野球のタイブレーク発案者は誰か?

 ちょっとした記録が陽の目を見るときがくる。K新聞のM記者から電話をもらったとき、歴史の不思議さを感じた。M記者は電話口で言った。

 「高校野球がタイブレーク採用を検討し始めましたね。以前、あなたにお聞きしたときには記事にできなくて、今回はリベンジなんです」

 「震災復興野球10年の歩み~神戸から軟式野球の灯を消すな!」を出版したのは2005年1月17日。阪神・淡路大震災から10年を経た寒い季節の頃だった。

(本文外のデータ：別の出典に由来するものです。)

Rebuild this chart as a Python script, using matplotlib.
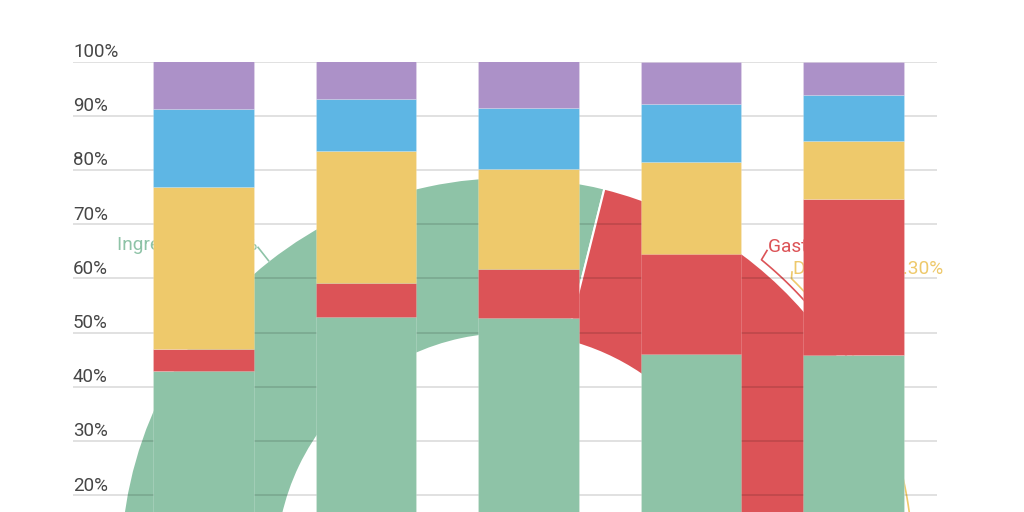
import numpy as np
import matplotlib
matplotlib.use('Agg')
import matplotlib.pyplot as plt

plt.rcParams['font.family'] = ['Roboto', 'DejaVu Sans']

# categories and series (percent of each year's total)
years = ['2019', '2020', '2021', '2022', '2023']
series = ['Ingresos', 'Gastos', 'Dividendos', 'Ahorros', 'Otros']
colors = ['#8ec3a7', '#dc5357', '#eec96b', '#5eb6e4', '#ac91c8']

ingresos = [42.9, 52.9, 52.6, 46.0, 45.8]
gastos = [4.0, 6.2, 9.1, 18.5, 28.9]
dividendos = [29.9, 24.3, 18.5, 17.0, 10.6]
ahorros = [14.4, 9.7, 11.3, 10.6, 8.6]
otros = [8.8, 6.9, 8.5, 7.9, 6.1]

# share of the whole period (background donut)
pie_share = [29.03, 44.62, 9.30, 10.45, 6.60]

y_ticks = [0, 10, 20, 30, 40, 50, 60, 70, 80, 90, 100]
y_tick_labels = [f'{v}%' for v in y_ticks]

W, H = 1024, 512
fig = plt.figure(figsize=(W / 100, H / 100), dpi=100)

# ---- donut behind everything, axes in pixel units (y up)
ax_pie = fig.add_axes([0, 0, 1, 1], zorder=0)
cx, cy = 510, H - 567
r_out, r_in = 390, 233
start = 180.5  # matplotlib angle of the first wedge edge
ax_pie.pie(pie_share, colors=colors, startangle=start, counterclock=False,
           radius=r_out, center=(cx, cy),
           wedgeprops=dict(width=r_out - r_in, edgecolor='white', linewidth=1.5))
ax_pie.set_xlim(0, W)
ax_pie.set_ylim(0, H)
ax_pie.set_aspect('auto')
ax_pie.axis('off')


def polar(theta_cw, r):
    # theta measured clockwise from the top
    t = np.radians(theta_cw)
    return cx + r * np.sin(t), cy + r * np.cos(t)


frac = np.array(pie_share) / np.sum(pie_share)
cum = np.concatenate([[0], np.cumsum(frac)[:-1]])
mid_cw = (90 - start) + 360 * (cum + frac / 2)

label_size = 13.8

# Ingresos label: straight leader from the wedge middle
x0, y0 = polar(mid_cw[0], r_out)
x1, y1 = polar(mid_cw[0], r_out + 17)
ax_pie.plot([x0, x1], [y0, y1], color=colors[0], lw=1.2)
ax_pie.text(x1 - 1, H - 250, f'{series[0]} {pie_share[0]:.2f}%', color=colors[0],
            fontsize=label_size, ha='right', va='baseline')

# Gastos and Dividendos labels were pushed up; leaders run along the rim
for k, (lab_x, lab_y, r_lead, a0, a1) in zip(
        [1, 2], [(768, 252.5, r_out + 7, 39.3, 80), (793, 274, r_out + 13, 44.3, 100)]):
    th = np.linspace(a0, a1, 60)
    ax_, ay_ = polar(th, r_lead)
    tx, ty = lab_x - 1, H - (lab_y - 2)
    ax_pie.plot(np.concatenate([[tx], ax_]), np.concatenate([[ty], ay_]),
                color=colors[k], lw=1.2)
    ax_pie.text(lab_x, H - lab_y, f'{series[k]} {pie_share[k]:.2f}%', color=colors[k],
                fontsize=label_size, ha='left', va='baseline')

# ---- stacked 100% bars on top
top_px, zero_px = 61.5, 603.5
left_px, right_px = 73, 937
ax = fig.add_axes([left_px / W, (H - zero_px) / H, (right_px - left_px) / W,
                   (zero_px - top_px) / H], zorder=1)
ax.patch.set_alpha(0)

x = np.arange(len(years))
bottom = np.zeros(len(years))
for name, vals, col in zip(series, [ingresos, gastos, dividendos, ahorros, otros], colors):
    ax.bar(x, vals, width=0.62, bottom=bottom, color=col, label=name,
           edgecolor=(1, 1, 1, 0.25), linewidth=0.5, zorder=3)
    bottom += np.array(vals)

ax.set_xlim(-0.803, 4.514)
ax.set_ylim(0, 100)
ax.set_axisbelow(True)
ax.set_yticks(y_ticks)
ax.yaxis.grid(True, color='black', alpha=0.12, linewidth=1.4)
ax.tick_params(left=False, bottom=False, labelleft=False, labelbottom=False)
ax.set_xticks(x)
ax.set_xticklabels(years)
for s in ax.spines.values():
    s.set_visible(False)

# the lower part of the axis falls below the picture edge
for v, lab in zip(y_ticks, y_tick_labels):
    if v < 20:
        continue
    ax.annotate(lab, xy=(0, v), xycoords=('axes fraction', 'data'),
                xytext=(0, 3.2), textcoords='offset points',
                ha='left', va='baseline', fontsize=13.5, color='#464646')

fig.savefig('out.png', dpi=100)
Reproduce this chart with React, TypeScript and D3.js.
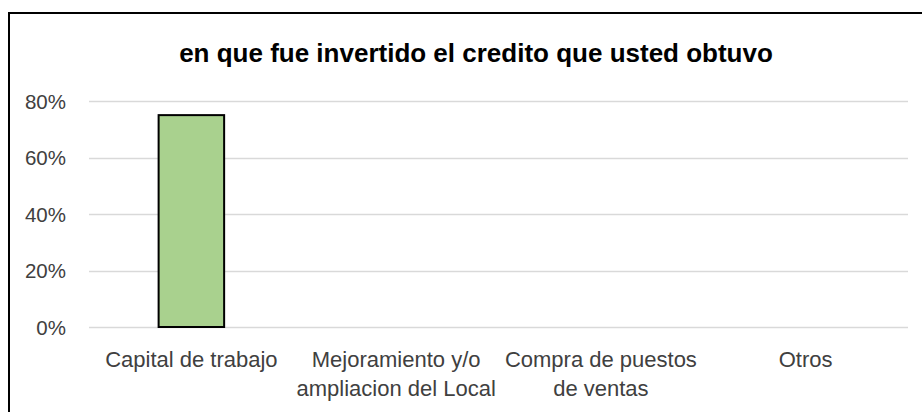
import React from 'react';
import * as d3 from 'd3';

const title = 'en que fue invertido el credito que usted obtuvo';
const categories = [
  ['Capital de trabajo'],
  ['Mejoramiento y/o', 'ampliacion del Local'],
  ['Compra de puestos', 'de ventas'],
  ['Otros'],
];
const values = [0.75, 0, 0, 0];
const yTicks = [0, 0.2, 0.4, 0.6, 0.8];

export default function App() {
  const ref = React.useRef<SVGSVGElement>(null);

  React.useEffect(() => {
    const width = 922;
    const height = 412;
    const margin = { top: 101, right: 14, bottom: 85, left: 89 };
    const font = 'Liberation Sans, Arial, sans-serif';

    const svg = d3.select(ref.current);
    svg.selectAll('*').remove();

    svg.append('rect')
      .attr('width', width)
      .attr('height', height)
      .attr('fill', '#fff');

    // chart border (runs off the right and bottom edges)
    svg.append('rect')
      .attr('x', 9)
      .attr('y', 13)
      .attr('width', 940)
      .attr('height', 440)
      .attr('fill', 'none')
      .attr('stroke', '#000')
      .attr('stroke-width', 2);

    svg.append('text')
      .attr('x', 476)
      .attr('y', 62)
      .attr('text-anchor', 'middle')
      .attr('font-family', font)
      .attr('font-weight', 'bold')
      .attr('font-size', 26)
      .attr('fill', '#000')
      .text(title);

    const x = d3.scaleBand<number>()
      .domain(d3.range(categories.length))
      .range([margin.left, width - margin.right])
      .paddingInner(0.68)
      .paddingOuter(0.34);

    const y = d3.scaleLinear()
      .domain([0, 0.8])
      .range([height - margin.bottom, margin.top]);

    // gridlines
    svg.append('g')
      .selectAll('line')
      .data(yTicks)
      .enter()
      .append('line')
      .attr('x1', margin.left)
      .attr('x2', width - margin.right)
      .attr('y1', d => Math.round(y(d)) + 0.5)
      .attr('y2', d => Math.round(y(d)) + 0.5)
      .attr('stroke', '#d9d9d9')
      .attr('stroke-width', 1.5);

    // y tick labels
    svg.append('g')
      .selectAll('text')
      .data(yTicks)
      .enter()
      .append('text')
      .attr('x', 66)
      .attr('y', d => y(d) + 7.5)
      .attr('text-anchor', 'end')
      .attr('font-family', font)
      .attr('font-size', 20.5)
      .attr('fill', '#404040')
      .text(d => d3.format('.0%')(d));

    // bars
    svg.append('g')
      .selectAll('rect')
      .data(values)
      .enter()
      .filter(d => d > 0)
      .append('rect')
      .attr('x', (_, i) => x(i) || 0)
      .attr('y', d => y(d))
      .attr('width', x.bandwidth())
      .attr('height', d => y(0) - y(d))
      .attr('fill', '#a9d18e')
      .attr('stroke', '#000')
      .attr('stroke-width', 2);

    // category labels
    const labels = svg.append('g')
      .selectAll('text')
      .data(categories)
      .enter()
      .append('text')
      .attr('x', (_, i) => (x(i) || 0) + x.bandwidth() / 2)
      .attr('y', height - margin.bottom + 40)
      .attr('text-anchor', 'middle')
      .attr('font-family', font)
      .attr('font-size', 22)
      .attr('fill', '#404040');

    labels.selectAll('tspan')
      .data(d => d)
      .enter()
      .append('tspan')
      .attr('x', function () {
        return (this.parentNode as SVGTextElement).getAttribute('x');
      })
      .attr('dy', (_, i) => (i === 0 ? 0 : 29))
      .text(d => d);
  }, []);

  return (
    <svg
      ref={ref}
      width={922}
      height={412}
      style={{ position: 'absolute', left: 0, top: 0, display: 'block' }}
    />
  );
}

わたしは本の86ページに、兵庫県軟式野球連盟(以下、全軟連)の指導審判員であり、三田市軟式野球連盟の立ち上げにも尽力した人物、三原勝己さんのことを書いている。

 全軟連以外にも港都連盟の企画部長を務め、三田市に関っていた三原さんは前神戸軟式野球連盟の初代理事長としても活躍した。組織の枠を超えて神戸の軟式野球を盛んにしようと努力した人物だった。その三原さん、なかなかのアイディアマンで、日本で最初に「あること」を発案している。

 1979(昭和54)年3月20日付の読売新聞「話のかけ橋」欄に紹介されている。題して「珍ルールで町野球」。サブタイトルは「早い決着、長嶋監督・王選手も賞賛」。「アマチュア野球はそのグループ独自のルールがあっていいんじゃないですか。野球では一死満塁がいちばんおもしろい。まして1回だけのプレーオフではきっと盛り上がるでしょう」(長嶋監督)。

 続いて王選手の談話。「みんなが野球を一生懸命楽しもうとしている姿勢がうれしいですね。せっかく試合をしてジャンケンではね。新ルールをつくった気持ちがよくわかります」。天下のONが注目した三原さん発案の「あること」とは、野球におけるタイブレークだったのだ。

 それは、一日に数試合を消化する軟式野球にとって「有効適切なアイディア」だった。現在ではタイブレークは日程の消化だけでなく、発達途上の高校球児の体を守る方策としても真剣に検討され始めたのだ。

 三原さんの発明はそれだけではなかった。「敬遠の四球は、監督が球審に通告して一球投げるだけで出塁できる」案も創っている。これもアメリカの大リーグで実際に採用されるとか。日本の三原アイディアは世界に先駆けて輝いている。

 K新聞のM記者によって三原さんの功績が顕彰されればうれしい。わたしが還暦野球三田プリンスに在籍し、三原さんとともに活動した故・松原三田軟式野球連盟会長に知己を得、K記者が三田市局に勤務されていた縁が結びついての三原さん顕彰。記事になる日が楽しみである。

 「還暦野球は地域の文化」である。野球をするだけではなくて、還暦野球は地域にどのように貢献できるのかを考える習慣が必要だと思う。わたしの拙著から歴史の扉があいたとしたら、これこそまさに「三原マジック」。空の上で自らのアイディアを笑っているかもしれない。